American scholar of information studies (b. 1969), professor at UCLA and co-founder of its Center for Critical Internet Inquiry. A former marketing executive, Noble turned to studying how commercial information systems shape knowledge and reinforce inequality; Algorithms of Oppression became a foundational text in the study of data, race, and technology.

Synopsis

Noble documents how searches — most famously for terms like 'black girls' — returned degrading and stereotyped results, and argues this is structural, not accidental: advertising-driven ranking, biased training data, and the absence of accountability combine to reproduce discrimination at scale. She calls for treating information systems as public goods subject to public oversight rather than purely private products.

Core passage idea

Paraphrase · Modern copyrighted work

Noble argues that search engines are not neutral arbiters of information but commercial systems that encode and amplify existing racism and sexism — a 'technological redlining.'

By naming 'technological redlining,' Noble connects algorithmic harm to the long history of discriminatory institutions.
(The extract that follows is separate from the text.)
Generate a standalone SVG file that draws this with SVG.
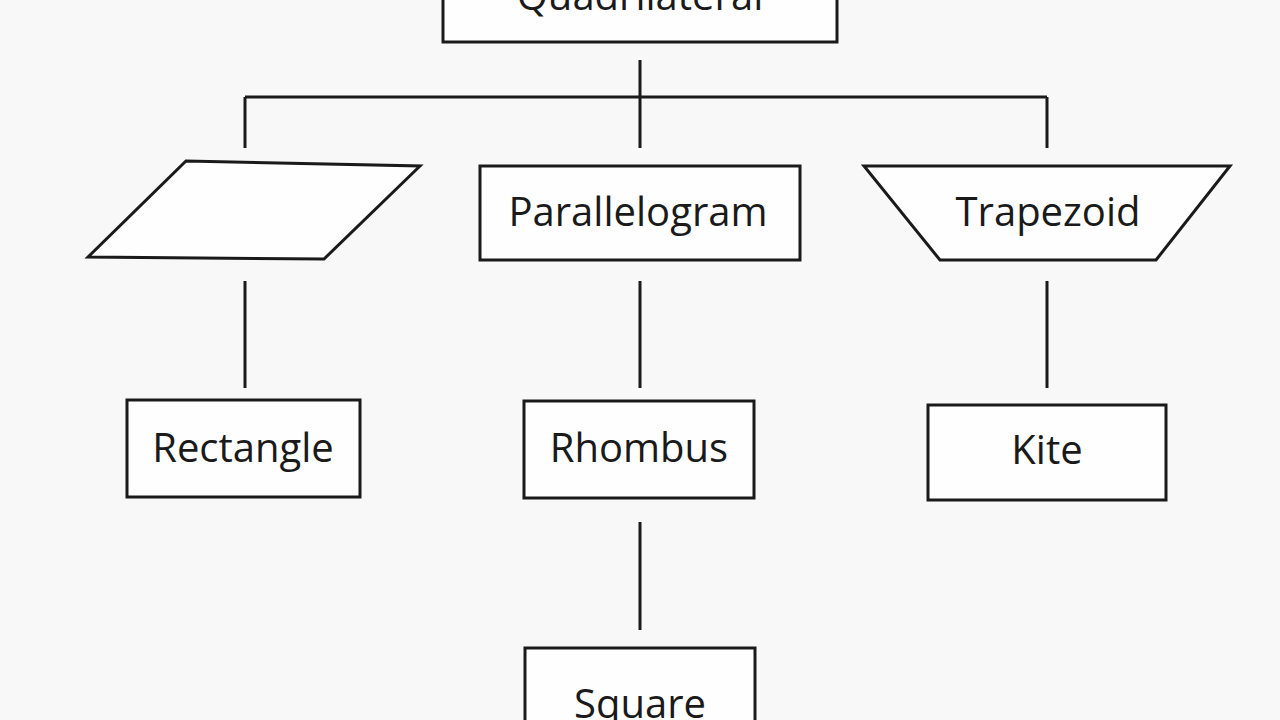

The point is that 'objective' data and code can launder old prejudices into seemingly neutral results, which makes the bias harder to see and harder to contest.

To avoid a bubble

Pair with defenders of search and platform neutrality who argue results reflect user behaviour and the open web rather than designed bias, and with techno-optimist accounts of information access.

Reading note

Some specific examples have changed as companies patched them, which is itself part of her argument about accountability. Read it for the structural critique, not the snapshot of any one search result.

Best paired with

Charles W. Mills, The Racial Contract; Michel Foucault, Discipline and Punish.